** START OF Provided records **

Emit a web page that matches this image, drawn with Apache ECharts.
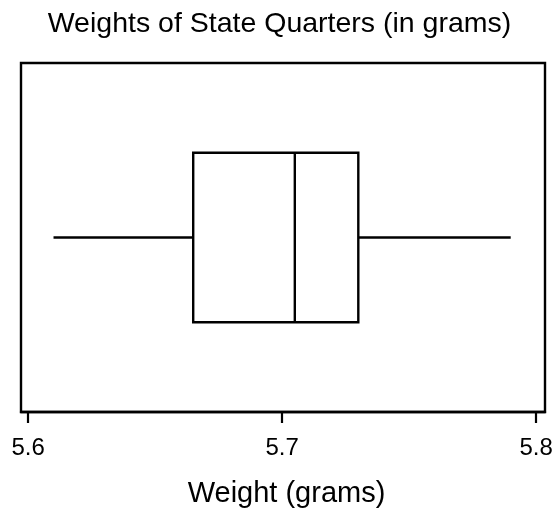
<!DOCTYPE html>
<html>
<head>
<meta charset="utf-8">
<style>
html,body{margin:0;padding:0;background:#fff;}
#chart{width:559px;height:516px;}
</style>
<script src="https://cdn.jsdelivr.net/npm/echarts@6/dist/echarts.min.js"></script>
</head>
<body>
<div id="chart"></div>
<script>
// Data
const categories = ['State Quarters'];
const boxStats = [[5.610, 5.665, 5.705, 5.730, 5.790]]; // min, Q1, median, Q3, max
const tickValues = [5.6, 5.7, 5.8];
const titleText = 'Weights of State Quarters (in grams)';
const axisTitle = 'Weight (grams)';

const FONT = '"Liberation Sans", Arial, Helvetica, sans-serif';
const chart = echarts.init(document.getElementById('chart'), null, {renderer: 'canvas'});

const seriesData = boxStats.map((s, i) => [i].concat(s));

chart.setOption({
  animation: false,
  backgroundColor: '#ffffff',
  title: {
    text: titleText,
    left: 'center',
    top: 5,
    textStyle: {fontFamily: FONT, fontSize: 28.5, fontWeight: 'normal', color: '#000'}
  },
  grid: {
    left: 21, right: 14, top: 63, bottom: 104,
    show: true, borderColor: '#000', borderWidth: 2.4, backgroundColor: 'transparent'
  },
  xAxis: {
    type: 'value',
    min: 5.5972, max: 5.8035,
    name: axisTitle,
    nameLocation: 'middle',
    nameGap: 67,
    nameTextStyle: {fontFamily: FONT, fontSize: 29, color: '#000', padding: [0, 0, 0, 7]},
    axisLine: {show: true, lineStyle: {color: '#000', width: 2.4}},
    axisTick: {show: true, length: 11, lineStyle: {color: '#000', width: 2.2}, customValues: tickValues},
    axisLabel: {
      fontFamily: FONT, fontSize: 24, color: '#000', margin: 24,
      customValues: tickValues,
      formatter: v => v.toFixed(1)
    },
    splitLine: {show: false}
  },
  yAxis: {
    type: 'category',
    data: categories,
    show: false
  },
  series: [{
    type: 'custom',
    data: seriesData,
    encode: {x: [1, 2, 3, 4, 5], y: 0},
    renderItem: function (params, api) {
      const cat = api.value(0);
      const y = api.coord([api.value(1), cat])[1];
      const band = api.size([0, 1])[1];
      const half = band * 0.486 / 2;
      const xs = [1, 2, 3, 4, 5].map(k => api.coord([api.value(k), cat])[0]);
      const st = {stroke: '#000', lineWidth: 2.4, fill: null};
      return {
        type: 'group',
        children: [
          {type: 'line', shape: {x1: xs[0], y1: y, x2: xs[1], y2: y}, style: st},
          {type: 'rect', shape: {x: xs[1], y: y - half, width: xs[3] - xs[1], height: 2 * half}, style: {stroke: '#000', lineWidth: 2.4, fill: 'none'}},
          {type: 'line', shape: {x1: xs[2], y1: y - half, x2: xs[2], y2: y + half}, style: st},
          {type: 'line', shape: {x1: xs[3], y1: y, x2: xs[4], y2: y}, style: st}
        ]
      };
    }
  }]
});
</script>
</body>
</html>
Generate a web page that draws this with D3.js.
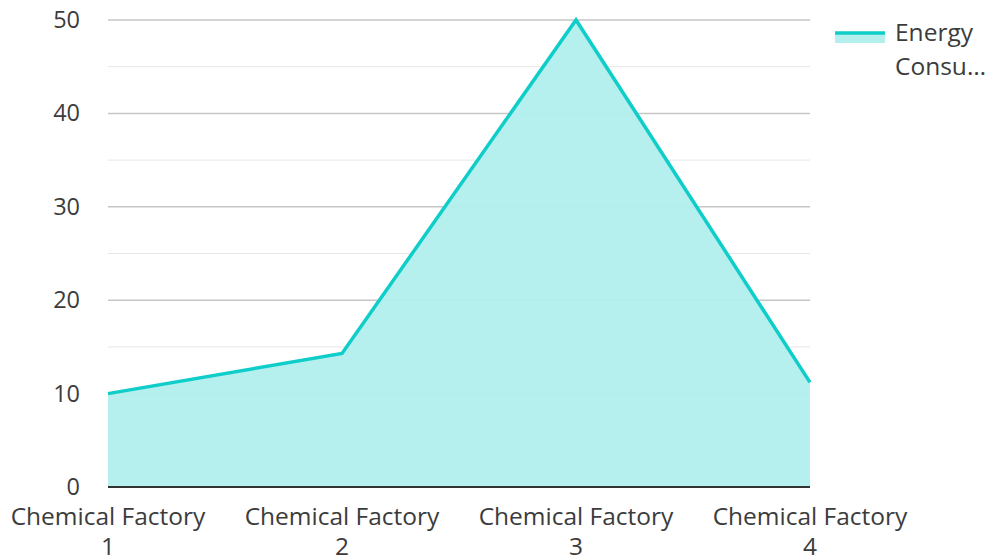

** END OF Provided records **

• [Exercise brief]
Transcribe every line in the entries above, taking out only the images.

• [Correct response]
Emit a web page that matches this image, drawn with Apache ECharts.
<!DOCTYPE html>
<html>
<head>
<meta charset="utf-8">
<style>
html,body{margin:0;padding:0;background:#fff;}
#chart{width:559px;height:516px;}
</style>
<script src="https://cdn.jsdelivr.net/npm/echarts@6/dist/echarts.min.js"></script>
</head>
<body>
<div id="chart"></div>
<script>
// Data
const categories = ['State Quarters'];
const boxStats = [[5.610, 5.665, 5.705, 5.730, 5.790]]; // min, Q1, median, Q3, max
const tickValues = [5.6, 5.7, 5.8];
const titleText = 'Weights of State Quarters (in grams)';
const axisTitle = 'Weight (grams)';

const FONT = '"Liberation Sans", Arial, Helvetica, sans-serif';
const chart = echarts.init(document.getElementById('chart'), null, {renderer: 'canvas'});

const seriesData = boxStats.map((s, i) => [i].concat(s));

chart.setOption({
  animation: false,
  backgroundColor: '#ffffff',
  title: {
    text: titleText,
    left: 'center',
    top: 5,
    textStyle: {fontFamily: FONT, fontSize: 28.5, fontWeight: 'normal', color: '#000'}
  },
  grid: {
    left: 21, right: 14, top: 63, bottom: 104,
    show: true, borderColor: '#000', borderWidth: 2.4, backgroundColor: 'transparent'
  },
  xAxis: {
    type: 'value',
    min: 5.5972, max: 5.8035,
    name: axisTitle,
    nameLocation: 'middle',
    nameGap: 67,
    nameTextStyle: {fontFamily: FONT, fontSize: 29, color: '#000', padding: [0, 0, 0, 7]},
    axisLine: {show: true, lineStyle: {color: '#000', width: 2.4}},
    axisTick: {show: true, length: 11, lineStyle: {color: '#000', width: 2.2}, customValues: tickValues},
    axisLabel: {
      fontFamily: FONT, fontSize: 24, color: '#000', margin: 24,
      customValues: tickValues,
      formatter: v => v.toFixed(1)
    },
    splitLine: {show: false}
  },
  yAxis: {
    type: 'category',
    data: categories,
    show: false
  },
  series: [{
    type: 'custom',
    data: seriesData,
    encode: {x: [1, 2, 3, 4, 5], y: 0},
    renderItem: function (params, api) {
      const cat = api.value(0);
      const y = api.coord([api.value(1), cat])[1];
      const band = api.size([0, 1])[1];
      const half = band * 0.486 / 2;
      const xs = [1, 2, 3, 4, 5].map(k => api.coord([api.value(k), cat])[0]);
      const st = {stroke: '#000', lineWidth: 2.4, fill: null};
      return {
        type: 'group',
        children: [
          {type: 'line', shape: {x1: xs[0], y1: y, x2: xs[1], y2: y}, style: st},
          {type: 'rect', shape: {x: xs[1], y: y - half, width: xs[3] - xs[1], height: 2 * half}, style: {stroke: '#000', lineWidth: 2.4, fill: 'none'}},
          {type: 'line', shape: {x1: xs[2], y1: y - half, x2: xs[2], y2: y + half}, style: st},
          {type: 'line', shape: {x1: xs[3], y1: y, x2: xs[4], y2: y}, style: st}
        ]
      };
    }
  }]
});
</script>
</body>
</html>
Generate a web page that draws this with D3.js.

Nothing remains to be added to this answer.